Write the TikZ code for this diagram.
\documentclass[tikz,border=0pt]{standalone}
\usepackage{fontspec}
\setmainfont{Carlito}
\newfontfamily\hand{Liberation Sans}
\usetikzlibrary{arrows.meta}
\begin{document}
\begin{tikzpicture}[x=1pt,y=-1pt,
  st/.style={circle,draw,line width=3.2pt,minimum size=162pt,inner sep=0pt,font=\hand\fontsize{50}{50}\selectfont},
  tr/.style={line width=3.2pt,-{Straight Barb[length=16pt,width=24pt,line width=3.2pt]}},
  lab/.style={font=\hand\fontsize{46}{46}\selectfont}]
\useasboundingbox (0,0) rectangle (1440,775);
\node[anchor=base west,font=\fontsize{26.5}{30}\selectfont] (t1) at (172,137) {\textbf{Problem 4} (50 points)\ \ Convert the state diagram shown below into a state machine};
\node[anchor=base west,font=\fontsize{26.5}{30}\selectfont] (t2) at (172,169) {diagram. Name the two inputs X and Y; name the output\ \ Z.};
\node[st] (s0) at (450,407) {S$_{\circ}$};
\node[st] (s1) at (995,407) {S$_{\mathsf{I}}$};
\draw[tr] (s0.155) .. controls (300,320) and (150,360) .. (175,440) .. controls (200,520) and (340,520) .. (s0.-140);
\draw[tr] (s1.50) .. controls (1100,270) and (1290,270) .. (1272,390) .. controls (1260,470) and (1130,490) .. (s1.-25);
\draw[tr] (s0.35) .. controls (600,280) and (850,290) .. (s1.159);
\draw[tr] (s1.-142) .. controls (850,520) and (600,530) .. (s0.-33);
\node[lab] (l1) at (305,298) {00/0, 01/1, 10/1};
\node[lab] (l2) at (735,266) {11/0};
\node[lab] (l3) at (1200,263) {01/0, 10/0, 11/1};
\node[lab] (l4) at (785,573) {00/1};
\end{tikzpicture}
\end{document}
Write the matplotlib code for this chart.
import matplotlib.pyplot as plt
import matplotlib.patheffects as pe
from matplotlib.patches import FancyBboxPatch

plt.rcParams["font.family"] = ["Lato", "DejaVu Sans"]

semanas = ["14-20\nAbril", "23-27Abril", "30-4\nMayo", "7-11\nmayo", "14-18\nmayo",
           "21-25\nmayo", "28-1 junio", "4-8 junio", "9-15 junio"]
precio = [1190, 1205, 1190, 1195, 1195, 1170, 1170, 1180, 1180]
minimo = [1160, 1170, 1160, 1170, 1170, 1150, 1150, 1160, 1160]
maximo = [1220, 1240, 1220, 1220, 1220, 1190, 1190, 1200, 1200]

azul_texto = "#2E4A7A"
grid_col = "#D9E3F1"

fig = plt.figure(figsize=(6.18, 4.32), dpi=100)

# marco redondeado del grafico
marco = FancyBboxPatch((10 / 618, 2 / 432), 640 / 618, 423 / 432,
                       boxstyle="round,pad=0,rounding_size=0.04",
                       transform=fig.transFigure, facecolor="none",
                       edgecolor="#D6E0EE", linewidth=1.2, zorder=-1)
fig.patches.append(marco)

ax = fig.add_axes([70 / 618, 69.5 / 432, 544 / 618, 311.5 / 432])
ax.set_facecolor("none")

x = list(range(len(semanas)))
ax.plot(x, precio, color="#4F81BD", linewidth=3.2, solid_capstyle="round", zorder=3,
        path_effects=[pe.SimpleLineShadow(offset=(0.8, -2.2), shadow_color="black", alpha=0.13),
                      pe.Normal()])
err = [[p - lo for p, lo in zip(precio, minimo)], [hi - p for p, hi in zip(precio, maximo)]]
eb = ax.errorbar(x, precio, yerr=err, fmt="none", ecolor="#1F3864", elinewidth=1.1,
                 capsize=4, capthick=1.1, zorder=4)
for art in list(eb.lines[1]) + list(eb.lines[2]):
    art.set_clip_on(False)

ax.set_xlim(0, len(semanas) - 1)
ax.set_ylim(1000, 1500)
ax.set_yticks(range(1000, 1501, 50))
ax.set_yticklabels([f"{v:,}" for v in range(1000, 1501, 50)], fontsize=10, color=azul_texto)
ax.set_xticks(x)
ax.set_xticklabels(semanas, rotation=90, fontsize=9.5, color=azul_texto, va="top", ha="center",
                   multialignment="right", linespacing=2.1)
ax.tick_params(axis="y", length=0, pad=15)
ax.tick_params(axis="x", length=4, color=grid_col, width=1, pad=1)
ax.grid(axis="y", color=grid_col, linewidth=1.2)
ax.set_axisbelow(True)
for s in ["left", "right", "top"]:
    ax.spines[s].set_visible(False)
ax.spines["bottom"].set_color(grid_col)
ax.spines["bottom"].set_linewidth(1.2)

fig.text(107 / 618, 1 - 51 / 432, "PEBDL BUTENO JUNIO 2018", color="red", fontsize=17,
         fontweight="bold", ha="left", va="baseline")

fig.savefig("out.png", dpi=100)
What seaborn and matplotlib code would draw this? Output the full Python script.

▸ **Stated goal**
Print the records above exactly as they appear.

▸ **Full solution**
Write the TikZ code for this diagram.
\documentclass[tikz,border=0pt]{standalone}
\usepackage{fontspec}
\setmainfont{Carlito}
\newfontfamily\hand{Liberation Sans}
\usetikzlibrary{arrows.meta}
\begin{document}
\begin{tikzpicture}[x=1pt,y=-1pt,
  st/.style={circle,draw,line width=3.2pt,minimum size=162pt,inner sep=0pt,font=\hand\fontsize{50}{50}\selectfont},
  tr/.style={line width=3.2pt,-{Straight Barb[length=16pt,width=24pt,line width=3.2pt]}},
  lab/.style={font=\hand\fontsize{46}{46}\selectfont}]
\useasboundingbox (0,0) rectangle (1440,775);
\node[anchor=base west,font=\fontsize{26.5}{30}\selectfont] (t1) at (172,137) {\textbf{Problem 4} (50 points)\ \ Convert the state diagram shown below into a state machine};
\node[anchor=base west,font=\fontsize{26.5}{30}\selectfont] (t2) at (172,169) {diagram. Name the two inputs X and Y; name the output\ \ Z.};
\node[st] (s0) at (450,407) {S$_{\circ}$};
\node[st] (s1) at (995,407) {S$_{\mathsf{I}}$};
\draw[tr] (s0.155) .. controls (300,320) and (150,360) .. (175,440) .. controls (200,520) and (340,520) .. (s0.-140);
\draw[tr] (s1.50) .. controls (1100,270) and (1290,270) .. (1272,390) .. controls (1260,470) and (1130,490) .. (s1.-25);
\draw[tr] (s0.35) .. controls (600,280) and (850,290) .. (s1.159);
\draw[tr] (s1.-142) .. controls (850,520) and (600,530) .. (s0.-33);
\node[lab] (l1) at (305,298) {00/0, 01/1, 10/1};
\node[lab] (l2) at (735,266) {11/0};
\node[lab] (l3) at (1200,263) {01/0, 10/0, 11/1};
\node[lab] (l4) at (785,573) {00/1};
\end{tikzpicture}
\end{document}
Write the matplotlib code for this chart.
import matplotlib.pyplot as plt
import matplotlib.patheffects as pe
from matplotlib.patches import FancyBboxPatch

plt.rcParams["font.family"] = ["Lato", "DejaVu Sans"]

semanas = ["14-20\nAbril", "23-27Abril", "30-4\nMayo", "7-11\nmayo", "14-18\nmayo",
           "21-25\nmayo", "28-1 junio", "4-8 junio", "9-15 junio"]
precio = [1190, 1205, 1190, 1195, 1195, 1170, 1170, 1180, 1180]
minimo = [1160, 1170, 1160, 1170, 1170, 1150, 1150, 1160, 1160]
maximo = [1220, 1240, 1220, 1220, 1220, 1190, 1190, 1200, 1200]

azul_texto = "#2E4A7A"
grid_col = "#D9E3F1"

fig = plt.figure(figsize=(6.18, 4.32), dpi=100)

# marco redondeado del grafico
marco = FancyBboxPatch((10 / 618, 2 / 432), 640 / 618, 423 / 432,
                       boxstyle="round,pad=0,rounding_size=0.04",
                       transform=fig.transFigure, facecolor="none",
                       edgecolor="#D6E0EE", linewidth=1.2, zorder=-1)
fig.patches.append(marco)

ax = fig.add_axes([70 / 618, 69.5 / 432, 544 / 618, 311.5 / 432])
ax.set_facecolor("none")

x = list(range(len(semanas)))
ax.plot(x, precio, color="#4F81BD", linewidth=3.2, solid_capstyle="round", zorder=3,
        path_effects=[pe.SimpleLineShadow(offset=(0.8, -2.2), shadow_color="black", alpha=0.13),
                      pe.Normal()])
err = [[p - lo for p, lo in zip(precio, minimo)], [hi - p for p, hi in zip(precio, maximo)]]
eb = ax.errorbar(x, precio, yerr=err, fmt="none", ecolor="#1F3864", elinewidth=1.1,
                 capsize=4, capthick=1.1, zorder=4)
for art in list(eb.lines[1]) + list(eb.lines[2]):
    art.set_clip_on(False)

ax.set_xlim(0, len(semanas) - 1)
ax.set_ylim(1000, 1500)
ax.set_yticks(range(1000, 1501, 50))
ax.set_yticklabels([f"{v:,}" for v in range(1000, 1501, 50)], fontsize=10, color=azul_texto)
ax.set_xticks(x)
ax.set_xticklabels(semanas, rotation=90, fontsize=9.5, color=azul_texto, va="top", ha="center",
                   multialignment="right", linespacing=2.1)
ax.tick_params(axis="y", length=0, pad=15)
ax.tick_params(axis="x", length=4, color=grid_col, width=1, pad=1)
ax.grid(axis="y", color=grid_col, linewidth=1.2)
ax.set_axisbelow(True)
for s in ["left", "right", "top"]:
    ax.spines[s].set_visible(False)
ax.spines["bottom"].set_color(grid_col)
ax.spines["bottom"].set_linewidth(1.2)

fig.text(107 / 618, 1 - 51 / 432, "PEBDL BUTENO JUNIO 2018", color="red", fontsize=17,
         fontweight="bold", ha="left", va="baseline")

fig.savefig("out.png", dpi=100)
What seaborn and matplotlib code would draw this? Output the full Python script.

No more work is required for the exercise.